Industry participants say this kind of legislation would:

• Clarify the difference between stablecoins and bank deposits.

• Set expectations for how different types of digital assets are treated.

• Give institutions more confidence to launch products and scale usage.

Some analysts estimate the bill currently has around a 50–75% chance of becoming law, with speculation about a potential signing window in early August. Market observers also argue that this level of regulatory progress is not fully priced in—and that passage could trigger a strong rally across major crypto assets, including XRP.

Volatility vs. long-term adoption

Despite all these structural developments, XRP’s price still moves in sharp swings. For many investors, that volatility is what causes fear, doubt, and ultimately capitulation. It’s easy to get distracted by daily candles and forget the bigger picture.

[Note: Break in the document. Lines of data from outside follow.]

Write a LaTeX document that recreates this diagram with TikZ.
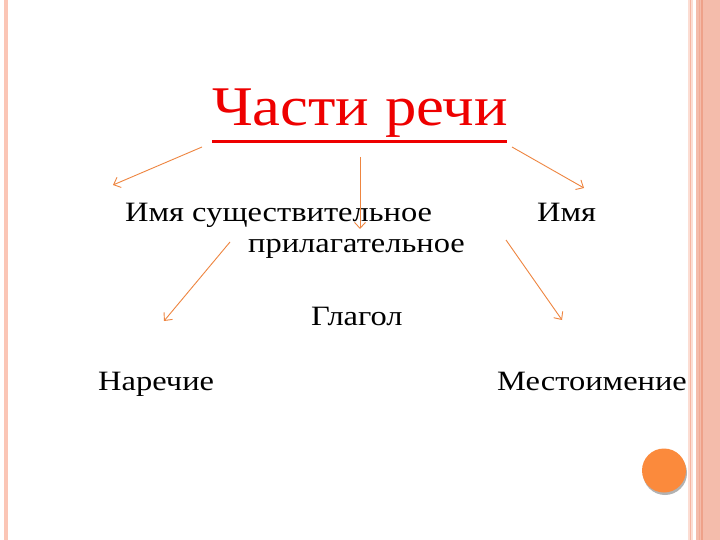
\documentclass[tikz,border=0pt]{standalone}
\usepackage{fontspec}
\setmainfont[FakeStretch=1.12]{Liberation Serif}
\newfontfamily\wordfont[FakeStretch=1.16]{Liberation Serif}
\usetikzlibrary{arrows.meta}
\definecolor{stripeL}{HTML}{FBC6B6}
\definecolor{stripeA}{HTML}{FCDDD3}
\definecolor{stripeB}{HTML}{F6B6A3}
\definecolor{band}{HTML}{F4BCAB}
\definecolor{bandline}{HTML}{EEA189}
\definecolor{arr}{HTML}{EE8540}
\definecolor{dot}{HTML}{FB8A3C}
\definecolor{titlered}{HTML}{EE0000}
\tikzset{
  word/.style={anchor=base west, inner sep=0pt, font=\wordfont\fontsize{28}{31}\selectfont},
  link/.style={draw=arr, line width=0.9pt, -{Straight Barb[length=6pt,width=11pt,line width=0.9pt]}}
}
\begin{document}
\begin{tikzpicture}[x=1pt,y=-1pt]
\useasboundingbox (0,0) rectangle (720,540);
\fill[white] (0,0) rectangle (720,540);
% stripes
\fill[stripeL] (4,0) rectangle (8,540);
\fill[stripeA] (687.5,0) rectangle (692.5,540);
\fill[stripeB] (689.5,0) rectangle (690.5,540);
\fill[band] (696,0) rectangle (720,540);
\fill[bandline] (701,0) rectangle (703,540);
\fill[bandline!60!band] (698.5,0) rectangle (699.5,540);
% dot
\fill[gray!60] (665,473) circle (22);
\fill[dot] (664,470.5) circle (22);
% title
\node[anchor=base, inner sep=0pt, text=titlered, font=\fontsize{56}{60}\selectfont] (title) at (360,126) {Части речи};
\draw[titlered, line width=3pt] (212,141.5) -- (507,141.5);
% words
\node[word] (noun) at (125,222) {Имя существительное};
\node[word] (adj1) at (537,222) {Имя};
\node[word] (adj2) at (248,252) {прилагательное};
\node[word] (verb) at (311,325) {Глагол};
\node[word] (adv) at (98,390) {Наречие};
\node[word] (pron) at (497,390) {Местоимение};
% arrow endpoints
\coordinate (s1) at (202,147); \coordinate (e1) at (113,185);
\coordinate (s2) at (360,157); \coordinate (e2) at (360,229);
\coordinate (s3) at (512,147); \coordinate (e3) at (584,188);
\coordinate (s4) at (230,242); \coordinate (e4) at (164,321);
\coordinate (s5) at (506,240); \coordinate (e5) at (562,320);
\draw[link] (s1) -- (e1);
\draw[link] (s2) -- (e2);
\draw[link] (s3) -- (e3);
\draw[link] (s4) -- (e4);
\draw[link] (s5) -- (e5);
\end{tikzpicture}
\end{document}
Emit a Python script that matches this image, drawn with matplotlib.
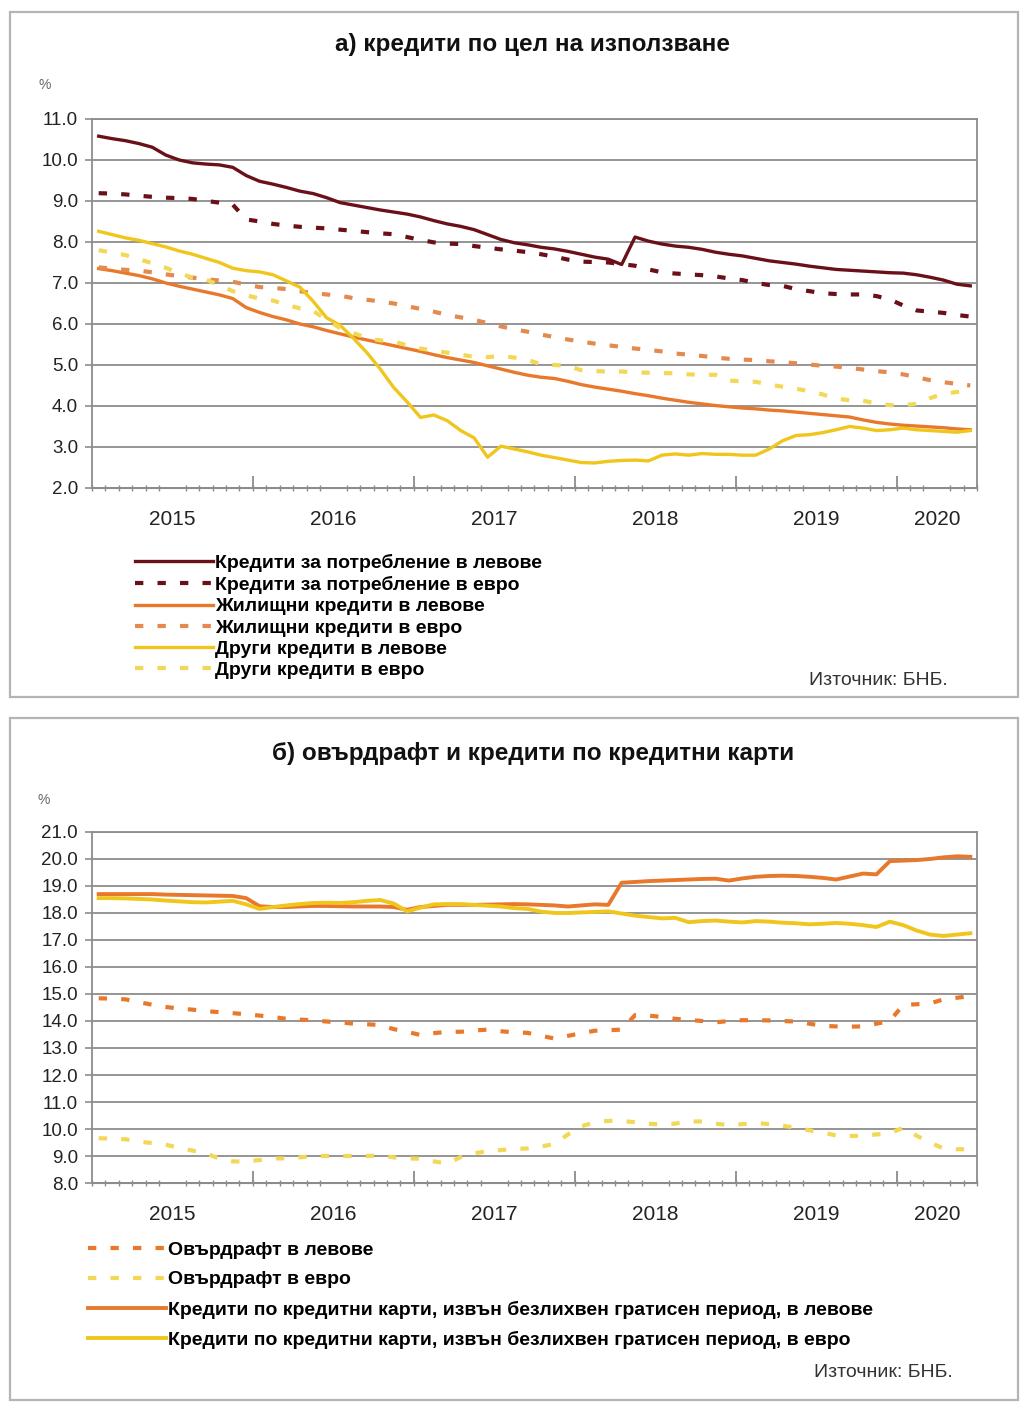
import numpy as np
import pandas as pd
import matplotlib
matplotlib.use('Agg')
import matplotlib.pyplot as plt
from matplotlib.patches import Rectangle

plt.rcParams['font.family'] = ['Liberation Sans', 'DejaVu Sans']

# месеци: 01.2015 - 06.2020
months = pd.date_range('2015-01-01', '2020-06-01', freq='MS')
years = ['2015', '2016', '2017', '2018', '2019', '2020']

# ================= а) кредити по цел на използване =================
cons_bgn = [10.58, 10.52, 10.47, 10.40, 10.31, 10.12, 10.00, 9.93, 9.90, 9.88, 9.82, 9.62,
            9.48, 9.41, 9.33, 9.24, 9.18, 9.08, 8.96, 8.90, 8.84, 8.78, 8.73, 8.68,
            8.61, 8.52, 8.44, 8.38, 8.30, 8.18, 8.06, 7.98, 7.93, 7.87, 7.83, 7.77,
            7.70, 7.63, 7.58, 7.45, 8.12, 8.02, 7.95, 7.90, 7.87, 7.82, 7.75, 7.70,
            7.66, 7.60, 7.54, 7.50, 7.46, 7.41, 7.37, 7.33, 7.31, 7.29, 7.27, 7.25,
            7.24, 7.20, 7.14, 7.07, 6.97, 6.93]
cons_eur = [9.19, 9.18, 9.16, 9.13, 9.10, 9.08, 9.07, 9.05, 9.00, 8.96, 8.91, 8.55,
            8.50, 8.44, 8.40, 8.37, 8.35, 8.33, 8.30, 8.27, 8.24, 8.21, 8.19, 8.12,
            8.05, 7.99, 7.96, 7.95, 7.90, 7.86, 7.82, 7.79, 7.75, 7.70, 7.64, 7.57,
            7.52, 7.51, 7.50, 7.46, 7.42, 7.33, 7.26, 7.23, 7.21, 7.19, 7.16, 7.11,
            7.07, 7.00, 6.95, 6.93, 6.85, 6.80, 6.75, 6.73, 6.72, 6.72, 6.68, 6.60,
            6.45, 6.33, 6.30, 6.27, 6.22, 6.18]
house_bgn = [7.35, 7.30, 7.24, 7.18, 7.10, 7.00, 6.92, 6.85, 6.78, 6.71, 6.62, 6.40,
             6.28, 6.18, 6.10, 6.00, 5.93, 5.84, 5.76, 5.68, 5.61, 5.54, 5.47, 5.40,
             5.33, 5.25, 5.18, 5.12, 5.06, 4.98, 4.90, 4.82, 4.75, 4.70, 4.67, 4.60,
             4.52, 4.46, 4.41, 4.36, 4.30, 4.25, 4.19, 4.14, 4.09, 4.05, 4.01, 3.98,
             3.95, 3.93, 3.90, 3.88, 3.85, 3.82, 3.79, 3.76, 3.73, 3.66, 3.60, 3.56,
             3.53, 3.51, 3.49, 3.47, 3.44, 3.42]
house_eur = [7.38, 7.35, 7.32, 7.30, 7.26, 7.21, 7.17, 7.13, 7.09, 7.06, 7.03, 6.96,
             6.90, 6.88, 6.85, 6.80, 6.75, 6.72, 6.69, 6.63, 6.59, 6.55, 6.50, 6.43,
             6.37, 6.30, 6.22, 6.16, 6.10, 6.02, 5.94, 5.87, 5.81, 5.74, 5.68, 5.62,
             5.57, 5.52, 5.48, 5.44, 5.40, 5.37, 5.33, 5.28, 5.25, 5.22, 5.18, 5.15,
             5.13, 5.12, 5.09, 5.07, 5.04, 5.01, 4.98, 4.96, 4.93, 4.89, 4.85, 4.82,
             4.77, 4.70, 4.63, 4.58, 4.54, 4.50]
other_bgn = [8.26, 8.18, 8.10, 8.04, 7.96, 7.88, 7.78, 7.70, 7.60, 7.50, 7.36, 7.30,
             7.27, 7.20, 7.05, 6.90, 6.55, 6.15, 5.97, 5.65, 5.30, 4.90, 4.45, 4.10,
             3.72, 3.78, 3.64, 3.40, 3.22, 2.75, 3.02, 2.95, 2.88, 2.80, 2.74, 2.68,
             2.62, 2.61, 2.65, 2.67, 2.68, 2.66, 2.80, 2.83, 2.80, 2.84, 2.82, 2.82,
             2.80, 2.80, 2.95, 3.15, 3.28, 3.30, 3.35, 3.42, 3.50, 3.46, 3.40, 3.42,
             3.46, 3.42, 3.40, 3.38, 3.36, 3.40]
other_eur = [7.80, 7.74, 7.68, 7.58, 7.48, 7.37, 7.24, 7.13, 7.08, 6.95, 6.80, 6.70,
             6.62, 6.57, 6.47, 6.38, 6.32, 6.10, 5.90, 5.78, 5.65, 5.60, 5.57, 5.48,
             5.40, 5.35, 5.30, 5.25, 5.20, 5.19, 5.22, 5.18, 5.12, 5.02, 5.00, 4.98,
             4.87, 4.85, 4.84, 4.84, 4.82, 4.81, 4.80, 4.80, 4.77, 4.76, 4.76, 4.62,
             4.60, 4.59, 4.52, 4.47, 4.42, 4.36, 4.28, 4.18, 4.14, 4.13, 4.06, 4.02,
             4.02, 4.05, 4.19, 4.30, 4.34, 4.40]

# ================= б) овърдрафт и кредитни карти =================
od_bgn = [14.84, 14.83, 14.80, 14.70, 14.60, 14.52, 14.46, 14.42, 14.36, 14.33, 14.29, 14.25,
          14.20, 14.15, 14.08, 14.05, 14.03, 13.98, 13.95, 13.90, 13.88, 13.85, 13.70, 13.60,
          13.48, 13.55, 13.60, 13.60, 13.65, 13.68, 13.62, 13.58, 13.56, 13.45, 13.35, 13.45,
          13.55, 13.64, 13.66, 13.68, 14.22, 14.20, 14.15, 14.08, 14.04, 14.00, 13.95, 14.00,
          14.03, 14.03, 14.02, 14.00, 13.98, 13.90, 13.82, 13.80, 13.79, 13.80, 13.90, 14.00,
          14.60, 14.62, 14.65, 14.80, 14.86, 14.92]
od_eur = [9.66, 9.64, 9.62, 9.53, 9.48, 9.42, 9.30, 9.20, 9.10, 8.90, 8.80, 8.80,
          8.85, 8.91, 8.91, 8.95, 9.00, 9.00, 9.00, 9.00, 9.00, 9.02, 8.95, 8.91,
          8.90, 8.80, 8.72, 8.96, 9.10, 9.18, 9.22, 9.26, 9.28, 9.35, 9.45, 9.80,
          10.10, 10.25, 10.30, 10.30, 10.25, 10.20, 10.16, 10.20, 10.28, 10.28, 10.20, 10.14,
          10.18, 10.22, 10.18, 10.12, 10.05, 9.95, 9.87, 9.76, 9.74, 9.75, 9.80, 9.84,
          10.05, 9.75, 9.50, 9.28, 9.25, 9.25]
card_bgn = [18.70, 18.70, 18.70, 18.70, 18.70, 18.68, 18.67, 18.66, 18.65, 18.64, 18.63, 18.55,
            18.25, 18.22, 18.22, 18.24, 18.26, 18.26, 18.25, 18.24, 18.24, 18.24, 18.22, 18.12,
            18.22, 18.26, 18.30, 18.30, 18.30, 18.31, 18.32, 18.33, 18.32, 18.30, 18.28, 18.24,
            18.28, 18.32, 18.30, 19.12, 19.15, 19.18, 19.20, 19.22, 19.24, 19.26, 19.27, 19.20,
            19.28, 19.34, 19.37, 19.38, 19.37, 19.34, 19.30, 19.24, 19.35, 19.46, 19.43, 19.92,
            19.94, 19.96, 20.00, 20.06, 20.10, 20.08]
card_eur = [18.55, 18.55, 18.54, 18.52, 18.50, 18.46, 18.43, 18.40, 18.39, 18.42, 18.45, 18.32,
            18.15, 18.22, 18.28, 18.33, 18.37, 18.38, 18.37, 18.40, 18.45, 18.48, 18.35, 18.06,
            18.20, 18.32, 18.33, 18.33, 18.30, 18.27, 18.24, 18.18, 18.15, 18.05, 18.00, 18.00,
            18.02, 18.04, 18.06, 17.98, 17.90, 17.85, 17.80, 17.82, 17.66, 17.70, 17.72, 17.68,
            17.65, 17.70, 17.68, 17.64, 17.62, 17.58, 17.60, 17.63, 17.60, 17.55, 17.48, 17.68,
            17.55, 17.35, 17.20, 17.15, 17.20, 17.25]

DARK = '#6b1019'
ORANGE = '#e8792c'
ORANGE_D = '#e48a4e'
YELLOW = '#f0c61c'
YELLOW_D = '#f2d855'
GRID = '#8c8c8c'
DOT = (0, (2, 3.4))

x = np.arange(len(months))
centers = [x[months.year == int(y)].mean() for y in years]
bounds = [i - 0.5 for i in x if months[i].month == 1 and i > 0]


def style_axis(ax, ymin, ymax):
    ax.set_xlim(-0.5, len(x) - 0.5)
    ax.set_ylim(ymin, ymax)
    ax.set_yticks(np.arange(ymin, ymax + 0.01, 1.0))
    ax.yaxis.set_major_formatter('{x:.1f}')
    ax.grid(axis='y', color=GRID, lw=1.3)
    ax.set_axisbelow(True)
    for s in ax.spines.values():
        s.set_color(GRID)
        s.set_linewidth(1.3)
    ax.tick_params(axis='y', colors=GRID, labelcolor='#222222', labelsize=13.5,
                   length=5, width=1.2, pad=5)
    ax.set_xticks(centers, years)
    ax.set_xticks(np.arange(-0.5, len(x)), minor=True)
    ax.tick_params(axis='x', which='major', length=0, labelsize=15,
                   labelcolor='#222222', pad=16)
    ax.tick_params(axis='x', which='minor', direction='inout', length=5,
                   width=1.0, color=GRID)
    sec = ax.secondary_xaxis('bottom')
    sec.set_xticks(bounds, [''] * len(bounds))
    sec.tick_params(direction='in', length=9, width=1.3, color=GRID)
    sec.spines['bottom'].set_color(GRID)


fig = plt.figure(figsize=(10.21, 14.03), dpi=100)

# рамки на панелите
for (y0, h) in [(0.5032, 0.4882), (0.0021, 0.4861)]:
    fig.patches.append(Rectangle((0.0098, y0), 0.9873, h, transform=fig.transFigure,
                                 fill=False, edgecolor='#b4b4b4', lw=1.6))

# ---- панел а ----
ax1 = fig.add_axes([0.0901, 0.6522, 0.8668, 0.2630])
ax1.plot(x, cons_bgn, color=DARK, lw=2.4, label='Кредити за потребление в левове')
ax1.plot(x, cons_eur, color=DARK, lw=3.0, ls=DOT, label='Кредити за потребление в евро')
ax1.plot(x, house_bgn, color=ORANGE, lw=2.4, label='Жилищни кредити в левове')
ax1.plot(x, house_eur, color=ORANGE_D, lw=3.0, ls=DOT, label='Жилищни кредити в евро')
ax1.plot(x, other_bgn, color=YELLOW, lw=2.4, label='Други кредити в левове')
ax1.plot(x, other_eur, color=YELLOW_D, lw=3.0, ls=DOT, label='Други кредити в евро')
style_axis(ax1, 2.0, 11.0)

fig.text(0.522, 0.968, 'а) кредити по цел на използване', ha='center', va='center',
         fontsize=17.5, fontweight='bold', color='#111111')
fig.text(0.044, 0.9394, '%', ha='center', va='center', fontsize=10, color='#666666')
fig.legend(*ax1.get_legend_handles_labels(), loc='upper left',
           bbox_to_anchor=(0.1322, 0.6050), frameon=False, borderpad=0,
           borderaxespad=0, handlelength=4.0, handletextpad=0.1, labelspacing=0.19,
           prop={'size': 14, 'weight': 'bold'})
fig.text(0.9285, 0.5153, 'Източник: БНБ.', ha='right', va='center', fontsize=14,
         color='#333333')

# ---- панел б ----
ax2 = fig.add_axes([0.0901, 0.1568, 0.8668, 0.2502])
ax2.plot(x, od_bgn, color=ORANGE, lw=3.0, ls=DOT, label='Овърдрафт в левове')
ax2.plot(x, od_eur, color=YELLOW_D, lw=3.0, ls=DOT, label='Овърдрафт в евро')
ax2.plot(x, card_bgn, color=ORANGE, lw=2.8,
         label='Кредити по кредитни карти, извън безлихвен гратисен период, в левове')
ax2.plot(x, card_eur, color=YELLOW, lw=2.8,
         label='Кредити по кредитни карти, извън безлихвен гратисен период, в евро')
style_axis(ax2, 8.0, 21.0)

fig.text(0.522, 0.4626, 'б) овърдрафт и кредити по кредитни карти', ha='center',
         va='center', fontsize=17.5, fontweight='bold', color='#111111')
fig.text(0.043, 0.4298, '%', ha='center', va='center', fontsize=10, color='#666666')
fig.legend(*ax2.get_legend_handles_labels(), loc='upper left',
           bbox_to_anchor=(0.0862, 0.1155), frameon=False, borderpad=0,
           borderaxespad=0, handlelength=4.0, handletextpad=0.1, labelspacing=0.63,
           prop={'size': 14, 'weight': 'bold'})
fig.text(0.9334, 0.0214, 'Източник: БНБ.', ha='right', va='center', fontsize=14,
         color='#333333')

fig.savefig('out.png', dpi=100)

Yet the underlying story is about infrastructure, not short-term price action: trillions in corporate payments, 13,000 banks in a treasury pipeline, a rapidly growing stablecoin on the XRP Ledger, tokenization pilots at major clearing houses, and a push for regulatory clarity in the world’s largest capital market.

If even a fraction of this vision plays out, the digital assets that sit at the center of these systems—especially those designed for fast, neutral settlement like XRP—could be positioned to benefit disproportionately.

As always, none of this is guaranteed, and XRP remains a high-risk, high-volatility asset. But for those willing to look beyond the noise, the alignment of banks, infrastructure providers, and regulators is hard to ignore.